__Instruction__: Return the lines from the one with "Reproduce this diagram with TikZ." through the one with "(topend) at (451,44);", exactly as they appear and with no pictures.

__The data__:

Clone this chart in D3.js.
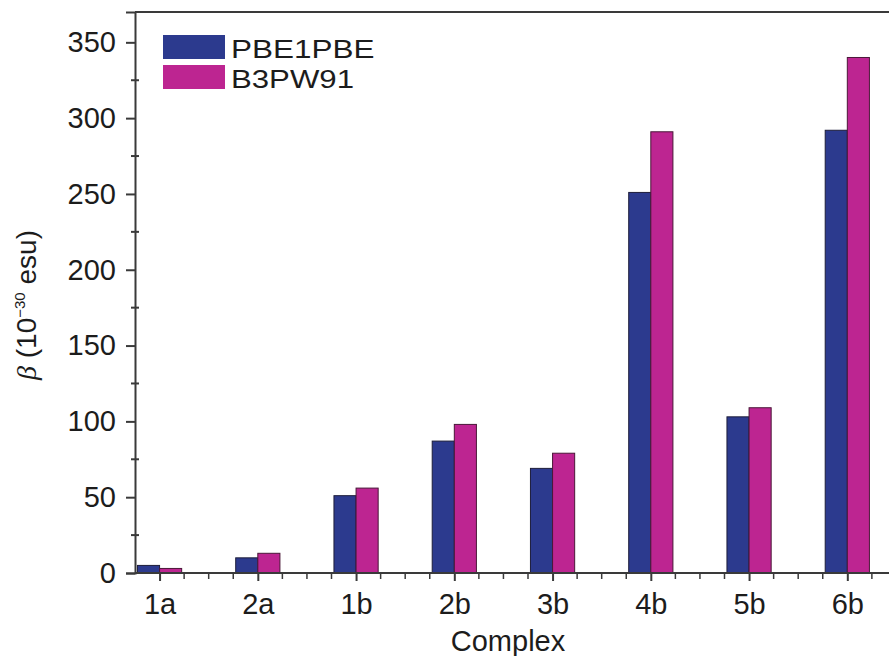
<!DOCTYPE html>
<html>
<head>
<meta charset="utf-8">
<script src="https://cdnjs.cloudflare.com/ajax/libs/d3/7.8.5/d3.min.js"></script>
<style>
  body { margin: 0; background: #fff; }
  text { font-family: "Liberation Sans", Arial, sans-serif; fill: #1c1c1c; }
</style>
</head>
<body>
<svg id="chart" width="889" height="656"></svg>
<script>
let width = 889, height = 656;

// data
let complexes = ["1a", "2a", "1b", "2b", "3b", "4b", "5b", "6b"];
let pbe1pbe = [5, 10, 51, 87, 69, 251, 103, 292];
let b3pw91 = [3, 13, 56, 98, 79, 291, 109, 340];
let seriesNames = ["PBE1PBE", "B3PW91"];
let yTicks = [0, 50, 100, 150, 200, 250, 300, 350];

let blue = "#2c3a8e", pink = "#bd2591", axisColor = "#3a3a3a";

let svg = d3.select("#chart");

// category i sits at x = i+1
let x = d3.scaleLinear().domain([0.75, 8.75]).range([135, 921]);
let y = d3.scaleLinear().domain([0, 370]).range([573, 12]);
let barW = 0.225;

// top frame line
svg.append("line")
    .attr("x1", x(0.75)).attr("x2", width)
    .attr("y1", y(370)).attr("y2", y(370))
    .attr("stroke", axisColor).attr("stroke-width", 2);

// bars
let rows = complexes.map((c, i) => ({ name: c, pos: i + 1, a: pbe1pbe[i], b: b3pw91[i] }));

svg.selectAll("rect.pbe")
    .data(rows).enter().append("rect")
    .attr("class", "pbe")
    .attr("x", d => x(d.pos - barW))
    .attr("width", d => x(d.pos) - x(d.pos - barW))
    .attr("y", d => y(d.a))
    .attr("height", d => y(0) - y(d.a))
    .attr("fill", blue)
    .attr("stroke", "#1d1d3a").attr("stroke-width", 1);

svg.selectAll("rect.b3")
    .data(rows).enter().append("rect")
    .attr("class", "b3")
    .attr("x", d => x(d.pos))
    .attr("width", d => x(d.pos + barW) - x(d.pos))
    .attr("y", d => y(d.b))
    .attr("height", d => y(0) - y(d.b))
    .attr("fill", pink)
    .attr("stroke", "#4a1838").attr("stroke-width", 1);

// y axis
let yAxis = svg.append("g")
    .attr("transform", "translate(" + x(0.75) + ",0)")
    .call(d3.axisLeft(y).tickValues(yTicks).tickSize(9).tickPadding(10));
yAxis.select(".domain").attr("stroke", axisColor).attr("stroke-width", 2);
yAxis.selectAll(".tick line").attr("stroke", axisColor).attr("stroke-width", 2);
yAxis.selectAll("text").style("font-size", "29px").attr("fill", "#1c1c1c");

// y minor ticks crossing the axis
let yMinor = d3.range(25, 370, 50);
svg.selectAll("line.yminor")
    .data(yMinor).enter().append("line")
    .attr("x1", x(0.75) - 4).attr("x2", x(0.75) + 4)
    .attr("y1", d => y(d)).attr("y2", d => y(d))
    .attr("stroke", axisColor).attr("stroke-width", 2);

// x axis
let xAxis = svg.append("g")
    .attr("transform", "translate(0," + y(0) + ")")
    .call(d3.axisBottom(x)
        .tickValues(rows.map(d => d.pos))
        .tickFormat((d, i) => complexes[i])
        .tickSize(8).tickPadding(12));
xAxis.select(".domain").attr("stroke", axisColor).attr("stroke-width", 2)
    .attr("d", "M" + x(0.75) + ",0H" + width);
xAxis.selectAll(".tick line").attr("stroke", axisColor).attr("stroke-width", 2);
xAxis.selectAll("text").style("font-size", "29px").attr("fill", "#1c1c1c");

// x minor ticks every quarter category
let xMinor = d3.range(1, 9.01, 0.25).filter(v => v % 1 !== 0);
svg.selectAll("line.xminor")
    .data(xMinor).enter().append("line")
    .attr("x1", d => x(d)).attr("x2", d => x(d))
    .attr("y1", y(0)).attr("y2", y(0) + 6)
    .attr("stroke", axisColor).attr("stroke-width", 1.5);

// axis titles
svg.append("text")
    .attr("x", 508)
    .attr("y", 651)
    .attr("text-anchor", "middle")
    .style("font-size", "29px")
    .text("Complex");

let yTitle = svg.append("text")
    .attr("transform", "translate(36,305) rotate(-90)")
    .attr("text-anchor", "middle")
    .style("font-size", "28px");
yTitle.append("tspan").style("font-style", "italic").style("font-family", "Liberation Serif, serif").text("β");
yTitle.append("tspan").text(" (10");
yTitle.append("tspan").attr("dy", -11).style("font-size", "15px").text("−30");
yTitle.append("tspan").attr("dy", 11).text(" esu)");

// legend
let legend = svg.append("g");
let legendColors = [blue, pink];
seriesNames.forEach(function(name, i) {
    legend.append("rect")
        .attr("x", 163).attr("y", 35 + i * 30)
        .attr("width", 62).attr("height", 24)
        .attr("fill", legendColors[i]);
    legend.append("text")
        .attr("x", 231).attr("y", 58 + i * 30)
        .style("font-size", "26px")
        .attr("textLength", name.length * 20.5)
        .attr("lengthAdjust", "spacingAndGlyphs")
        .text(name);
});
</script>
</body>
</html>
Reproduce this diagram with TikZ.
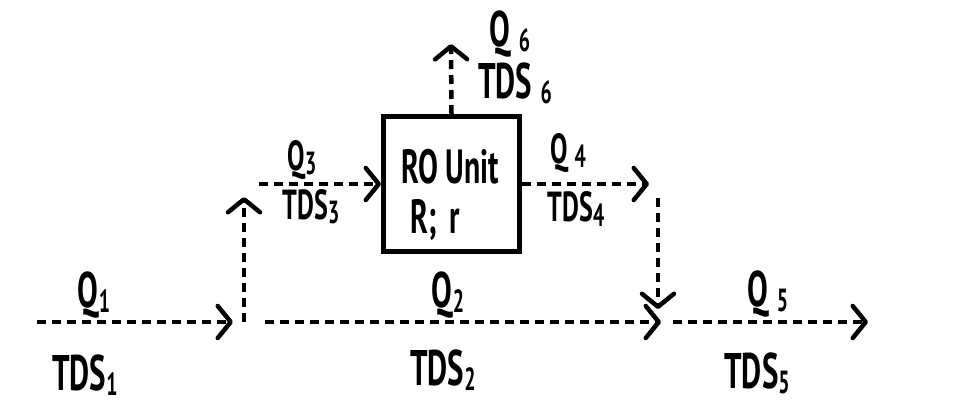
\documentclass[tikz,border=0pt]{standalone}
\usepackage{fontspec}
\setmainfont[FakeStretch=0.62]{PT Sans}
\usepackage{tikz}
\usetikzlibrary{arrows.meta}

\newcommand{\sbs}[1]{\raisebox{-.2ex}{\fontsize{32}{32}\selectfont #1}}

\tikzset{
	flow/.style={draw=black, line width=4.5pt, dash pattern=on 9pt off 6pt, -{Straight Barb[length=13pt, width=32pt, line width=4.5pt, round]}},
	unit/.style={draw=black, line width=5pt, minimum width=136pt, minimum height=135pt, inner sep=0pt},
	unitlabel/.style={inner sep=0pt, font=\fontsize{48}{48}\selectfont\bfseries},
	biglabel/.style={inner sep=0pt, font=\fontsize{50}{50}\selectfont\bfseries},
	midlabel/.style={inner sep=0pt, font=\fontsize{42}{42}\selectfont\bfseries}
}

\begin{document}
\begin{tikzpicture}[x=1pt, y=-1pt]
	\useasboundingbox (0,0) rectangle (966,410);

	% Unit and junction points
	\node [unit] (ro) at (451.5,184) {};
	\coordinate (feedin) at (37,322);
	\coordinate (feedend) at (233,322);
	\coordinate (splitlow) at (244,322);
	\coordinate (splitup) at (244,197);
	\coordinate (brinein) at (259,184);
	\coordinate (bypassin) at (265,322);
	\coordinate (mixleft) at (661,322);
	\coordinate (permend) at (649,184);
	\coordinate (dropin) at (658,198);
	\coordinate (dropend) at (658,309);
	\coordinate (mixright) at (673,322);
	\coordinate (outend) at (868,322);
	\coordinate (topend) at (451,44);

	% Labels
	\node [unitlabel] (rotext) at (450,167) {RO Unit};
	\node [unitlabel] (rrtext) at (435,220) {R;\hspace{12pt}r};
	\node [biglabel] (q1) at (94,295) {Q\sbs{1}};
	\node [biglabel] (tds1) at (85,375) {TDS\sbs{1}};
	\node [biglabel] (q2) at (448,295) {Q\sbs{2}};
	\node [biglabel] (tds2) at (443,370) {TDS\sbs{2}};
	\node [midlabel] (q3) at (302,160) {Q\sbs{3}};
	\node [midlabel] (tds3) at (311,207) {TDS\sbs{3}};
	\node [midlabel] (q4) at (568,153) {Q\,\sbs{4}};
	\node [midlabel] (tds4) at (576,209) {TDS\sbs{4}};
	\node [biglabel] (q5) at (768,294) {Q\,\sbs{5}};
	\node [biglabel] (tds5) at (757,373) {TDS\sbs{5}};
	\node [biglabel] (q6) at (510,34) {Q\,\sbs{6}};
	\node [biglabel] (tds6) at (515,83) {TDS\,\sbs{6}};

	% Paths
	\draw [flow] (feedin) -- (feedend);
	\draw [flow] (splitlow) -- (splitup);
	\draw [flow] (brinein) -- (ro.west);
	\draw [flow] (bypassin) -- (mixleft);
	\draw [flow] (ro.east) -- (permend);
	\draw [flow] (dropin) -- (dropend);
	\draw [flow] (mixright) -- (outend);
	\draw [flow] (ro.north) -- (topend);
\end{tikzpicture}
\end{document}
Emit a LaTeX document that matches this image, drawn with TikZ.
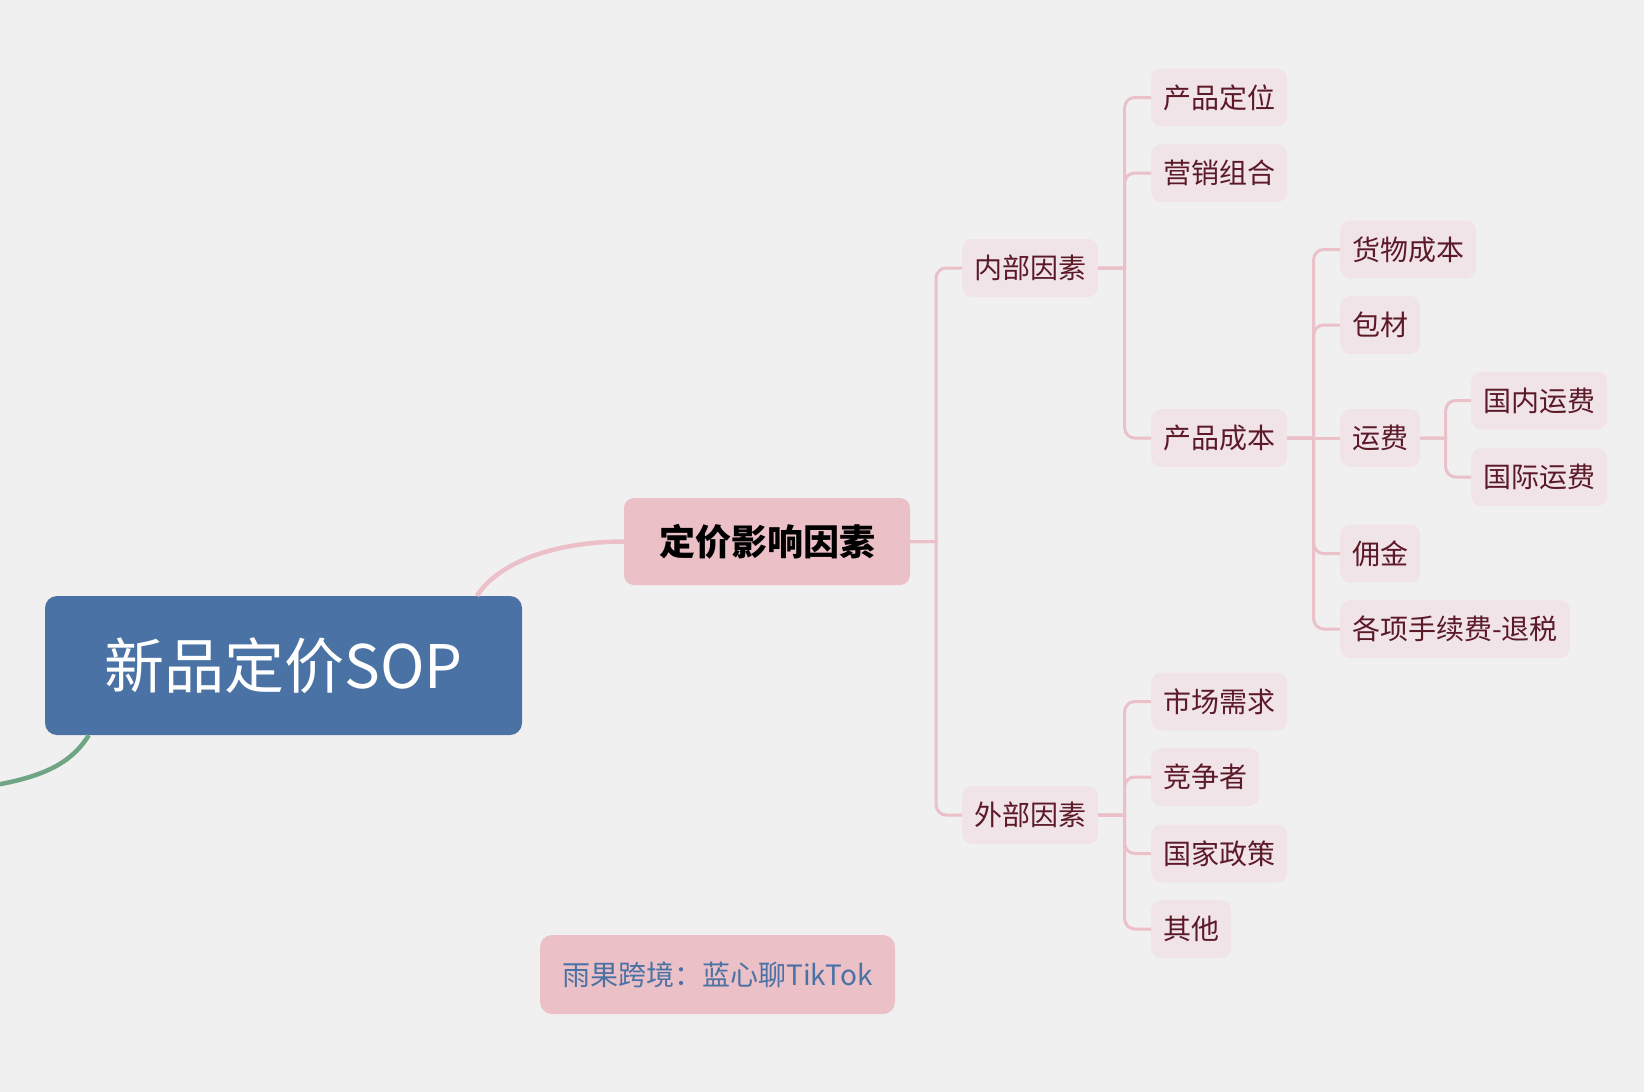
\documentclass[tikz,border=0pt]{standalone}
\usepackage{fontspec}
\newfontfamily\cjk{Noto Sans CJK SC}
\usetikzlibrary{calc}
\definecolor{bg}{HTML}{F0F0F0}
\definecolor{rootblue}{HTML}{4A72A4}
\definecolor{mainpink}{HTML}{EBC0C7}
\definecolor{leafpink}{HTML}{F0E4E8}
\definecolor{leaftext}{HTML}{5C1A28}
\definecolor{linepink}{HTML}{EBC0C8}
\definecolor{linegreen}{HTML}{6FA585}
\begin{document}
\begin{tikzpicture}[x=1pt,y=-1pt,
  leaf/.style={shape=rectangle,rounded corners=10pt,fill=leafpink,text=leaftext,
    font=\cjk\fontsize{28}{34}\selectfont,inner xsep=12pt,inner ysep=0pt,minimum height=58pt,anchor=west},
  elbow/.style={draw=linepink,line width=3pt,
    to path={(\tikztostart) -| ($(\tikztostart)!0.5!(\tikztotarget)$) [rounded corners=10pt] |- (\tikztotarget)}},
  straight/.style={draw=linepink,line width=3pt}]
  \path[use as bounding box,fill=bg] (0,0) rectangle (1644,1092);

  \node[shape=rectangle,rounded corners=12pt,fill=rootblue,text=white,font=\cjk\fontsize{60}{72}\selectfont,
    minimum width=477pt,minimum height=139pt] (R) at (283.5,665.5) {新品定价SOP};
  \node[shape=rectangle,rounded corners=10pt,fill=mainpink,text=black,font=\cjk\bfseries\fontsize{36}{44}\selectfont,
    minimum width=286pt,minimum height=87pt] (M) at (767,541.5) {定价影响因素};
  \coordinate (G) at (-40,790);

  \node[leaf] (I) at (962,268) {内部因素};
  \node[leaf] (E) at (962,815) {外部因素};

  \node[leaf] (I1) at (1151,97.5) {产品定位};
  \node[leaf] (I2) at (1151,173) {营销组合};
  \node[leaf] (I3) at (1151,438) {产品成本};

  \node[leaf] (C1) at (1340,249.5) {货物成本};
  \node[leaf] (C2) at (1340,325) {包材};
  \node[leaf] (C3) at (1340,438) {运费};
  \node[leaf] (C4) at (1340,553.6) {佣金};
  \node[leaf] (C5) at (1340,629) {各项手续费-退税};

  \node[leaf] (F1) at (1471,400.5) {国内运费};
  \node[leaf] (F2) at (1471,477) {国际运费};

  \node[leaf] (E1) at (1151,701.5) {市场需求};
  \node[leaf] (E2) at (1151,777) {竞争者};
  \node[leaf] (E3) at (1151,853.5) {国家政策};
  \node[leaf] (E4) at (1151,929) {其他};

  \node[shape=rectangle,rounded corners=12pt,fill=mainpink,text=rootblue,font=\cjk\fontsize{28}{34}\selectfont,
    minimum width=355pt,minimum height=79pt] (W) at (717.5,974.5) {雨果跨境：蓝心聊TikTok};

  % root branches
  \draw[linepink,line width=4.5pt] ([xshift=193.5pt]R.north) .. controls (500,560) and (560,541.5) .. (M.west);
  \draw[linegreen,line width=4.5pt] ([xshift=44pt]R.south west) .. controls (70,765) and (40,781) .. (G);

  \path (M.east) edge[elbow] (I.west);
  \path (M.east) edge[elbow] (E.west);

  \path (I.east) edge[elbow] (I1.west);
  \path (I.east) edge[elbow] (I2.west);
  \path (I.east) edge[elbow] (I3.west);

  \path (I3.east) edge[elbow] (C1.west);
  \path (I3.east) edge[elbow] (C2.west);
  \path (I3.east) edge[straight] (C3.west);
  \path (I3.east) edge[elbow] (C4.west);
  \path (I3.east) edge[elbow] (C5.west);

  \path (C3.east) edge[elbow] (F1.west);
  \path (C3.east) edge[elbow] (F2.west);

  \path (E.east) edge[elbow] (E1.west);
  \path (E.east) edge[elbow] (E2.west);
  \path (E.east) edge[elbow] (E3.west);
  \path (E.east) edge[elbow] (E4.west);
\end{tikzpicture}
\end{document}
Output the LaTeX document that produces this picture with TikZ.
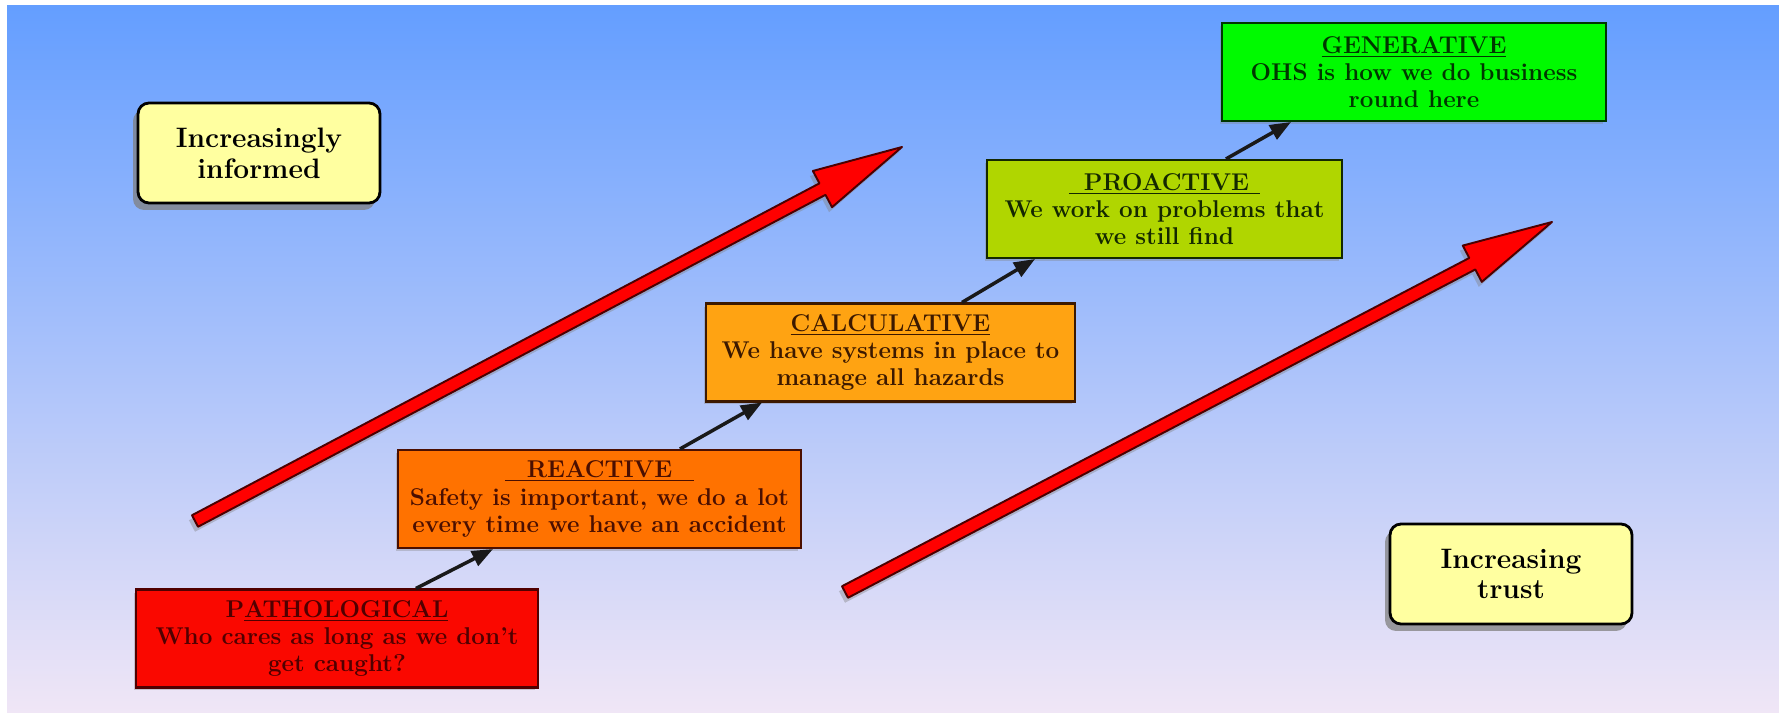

__Output for this exercise__:
Reproduce this diagram with TikZ.
\documentclass[tikz,border=0pt]{standalone}
\usepackage{fontspec}
\setmainfont[FakeStretch=0.62]{PT Sans}
\usepackage{tikz}
\usetikzlibrary{arrows.meta}

\newcommand{\sbs}[1]{\raisebox{-.2ex}{\fontsize{32}{32}\selectfont #1}}

\tikzset{
	flow/.style={draw=black, line width=4.5pt, dash pattern=on 9pt off 6pt, -{Straight Barb[length=13pt, width=32pt, line width=4.5pt, round]}},
	unit/.style={draw=black, line width=5pt, minimum width=136pt, minimum height=135pt, inner sep=0pt},
	unitlabel/.style={inner sep=0pt, font=\fontsize{48}{48}\selectfont\bfseries},
	biglabel/.style={inner sep=0pt, font=\fontsize{50}{50}\selectfont\bfseries},
	midlabel/.style={inner sep=0pt, font=\fontsize{42}{42}\selectfont\bfseries}
}

\begin{document}
\begin{tikzpicture}[x=1pt, y=-1pt]
	\useasboundingbox (0,0) rectangle (966,410);

	% Unit and junction points
	\node [unit] (ro) at (451.5,184) {};
	\coordinate (feedin) at (37,322);
	\coordinate (feedend) at (233,322);
	\coordinate (splitlow) at (244,322);
	\coordinate (splitup) at (244,197);
	\coordinate (brinein) at (259,184);
	\coordinate (bypassin) at (265,322);
	\coordinate (mixleft) at (661,322);
	\coordinate (permend) at (649,184);
	\coordinate (dropin) at (658,198);
	\coordinate (dropend) at (658,309);
	\coordinate (mixright) at (673,322);
	\coordinate (outend) at (868,322);
	\coordinate (topend) at (451,44);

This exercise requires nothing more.